Just inside the back door was kitchen with custom made cabinets, floor to low ceiling. They had been made by the man who had lived there. Like Nash’s story, the daughter was the one showing the house. She had tales about her father and uncle making those cabinets. I envisioned a vintage style refrigerator where the appliance should go.
Hardwood floors, a cast iron stairway her father had welded himself. The living room was my least favorite, but it would do, I didn’t plan on spending much time there. The downstairs bedrooms were cozy and the attic was built out with two more – one large and strangely shaped with nooks and cranies to tuck oddly built shelves. I wanted to hide my library there and create a writer’s nook – or make it my daughter’s bedroom. I wasn’t sure, but it seemed like a nerdy-princess’s dream tower. Also upstairs was a much newer restroom than was down below and a tiny bedroom fit for a doll – or a cool playroom nook.
My best friend drove me there to look. My daughter twirled around the rooms telling me she’d live there (which was a big deal since we were leaving the only house she’d ever known). We walked the property, me saying awkward and possibly inappropriate things in my distraction and awe while my best friend asked the real questions. I kept going in and out. I mentally filled the house with my own things and started visualizing what didn’t fit going into the trash can. Outside there was a garage clearly meant for a carpenter. The yard clearly meant for dogs and a garden. I was dying to show my husband. The neighborhood wasn’t quite right, but the house was a dream. Small and quaint and restful.

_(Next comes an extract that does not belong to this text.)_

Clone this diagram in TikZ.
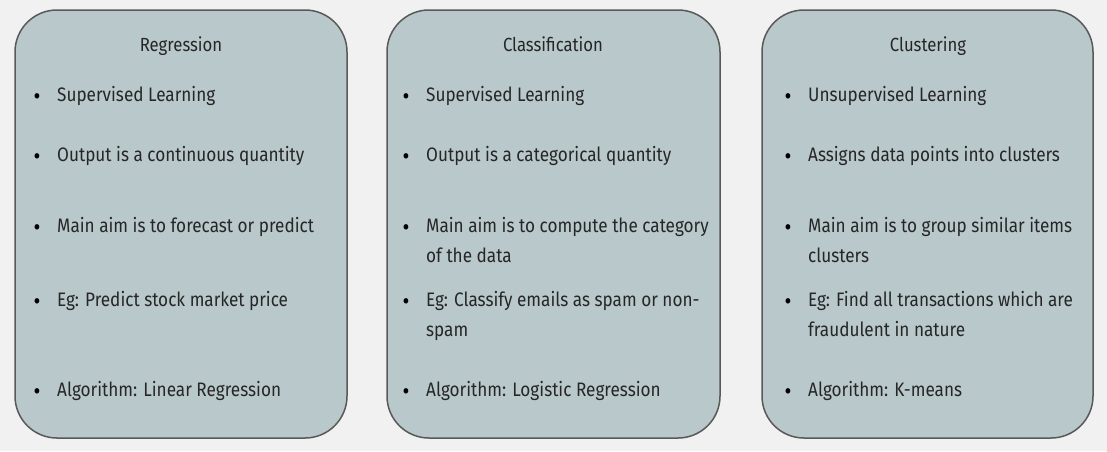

Like April Newton, I wanted to rest there. I could see myself there for years to come, if only it would offer me the peace and coziness away from the outside world that I desire most. Like April Newton, it was not meant for me. I can’t find any photos of it online, which must mean it’s off the market. I only hope that whoever finally found it is treating it well.
There’s just something about bungalows.